The coronavirus pandemic placed unprecedented demands on Georgia’s public schools, from turning them into the state’s largest meal delivery service to forcing educators to teach children in classrooms and online at the same time, not unlike walking a tightrope while juggling three flaming torches.
In view of all schools have faced in the last year, you might assume the General Assembly would want to offer them a leg up rather than a kick in the gut. Yet, legislators are lacing up their boots to deliver new blows to education funding.
Under the guise of helping kids, three bills seek to expand vouchers. While the bills hide behind the new favored euphemism “education scholarships,” each diverts tax dollars from public schools to private ones.
“We are reeling from a decade or so of harsh budget cuts, yet rather than support the entire public education system of 1.7 million students, the Legislature is allowing a continual trickle of tax dollars to private schools,” said Stephen Owens, an analyst with the Georgia Budget & Policy Institute. “It is hard to see the amount of funding going to private schools in Georgia without any expectation of accountability, while public schools continue to be underfunded.”
Scheduled to be discussed today in a 1 p.m. House Education Committee meeting, House Bill 60 would create a new private school voucher program, the “Georgia Educational Scholarships” Act. Under the bill, about $422 million in tax dollars could be diverted from public schools into personal voucher accounts.
Among the students eligible under HB 60 for a voucher: those in school districts that did not provide “100%” face-to-face instruction during the COVID-19 pandemic. The language in the bill listing says vouchers should be given to students who:
Spent the previous school year enrolled in a public school which is part of a local 1school system not offering an option for students to receive 100 percent of instruction in person for at least one semester.

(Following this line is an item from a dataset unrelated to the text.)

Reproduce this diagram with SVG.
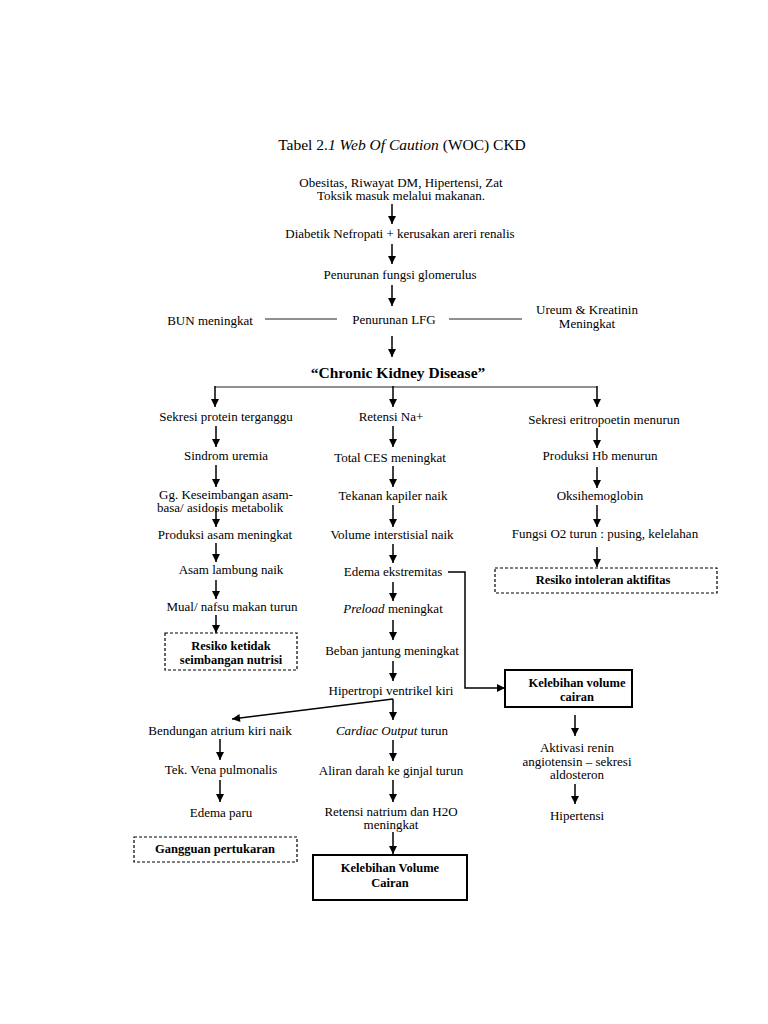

Yet, HB 60 does not prohibit students from taking their voucher to private schools that didn’t provide 100% in-person instruction during the pandemic.
House Bill 142 would increase a private school scholarship fund underwritten by tax credits. Fully implemented, HB 60, HB 142 and SB 47 would cost the state $546 million annually, said Owens, who is a former research and data analyst at the Georgia Department of Education.
Presented last week to a Senate education meeting, Senate Bill 47 would broaden Georgia’s Special Needs Scholarship, a voucher program enacted in 2007 for children with documented disabilities who require special education services. The legislation would extend vouchers to children who can learn in a regular classroom with accommodations, such as note-taking aids, extended time on tests and assignments, and behavioral supports.
SB 47 broadens special needs vouchers to the 58,000 public school students under what are known as 504 plans requiring, if necessary, some classroom accommodation. But the legislation goes even further, providing vouchers to students without a 504 plan if their parents produce a justifying diagnosis from a physician or psychologist.
“You are being asked to potentially double the special needs voucher program for students who do not need specialized instruction and who will then go to schools where they will not have the same protections as they do in public schools. It just does not make sense. It’s also not a great use of money,” said Gretchen Walton, compliance and legislative affairs officer at the Cobb County School District.
To determine whether the voucher is well spent, SB 47 only calls for “an annual survey of participating parents’ satisfaction with the program, their satisfaction with the private school, and their likelihood of recommending the program.”
“How does a parent survey show that voucher money is actually being used for children? There is no accountability in this bill for the use of funds. There is no tracking of student progress,” said Walton. “There needs to be a true accounting of the return on investment of these funds, just like public schools have accountability through the College and Career Ready Performance Index and Governor’s Office of Student Achievement.”
Not only is there no tracking of student performance in the voucher bills, but taxpayers can’t see the financials of the private schools receiving their tax dollars, said Robert Costley of the Georgia Association of Educational Leaders, adding, “How can we send hundreds of millions of tax dollars to private schools and not check on the kids? We don’t get to see their audit findings or their test scores.”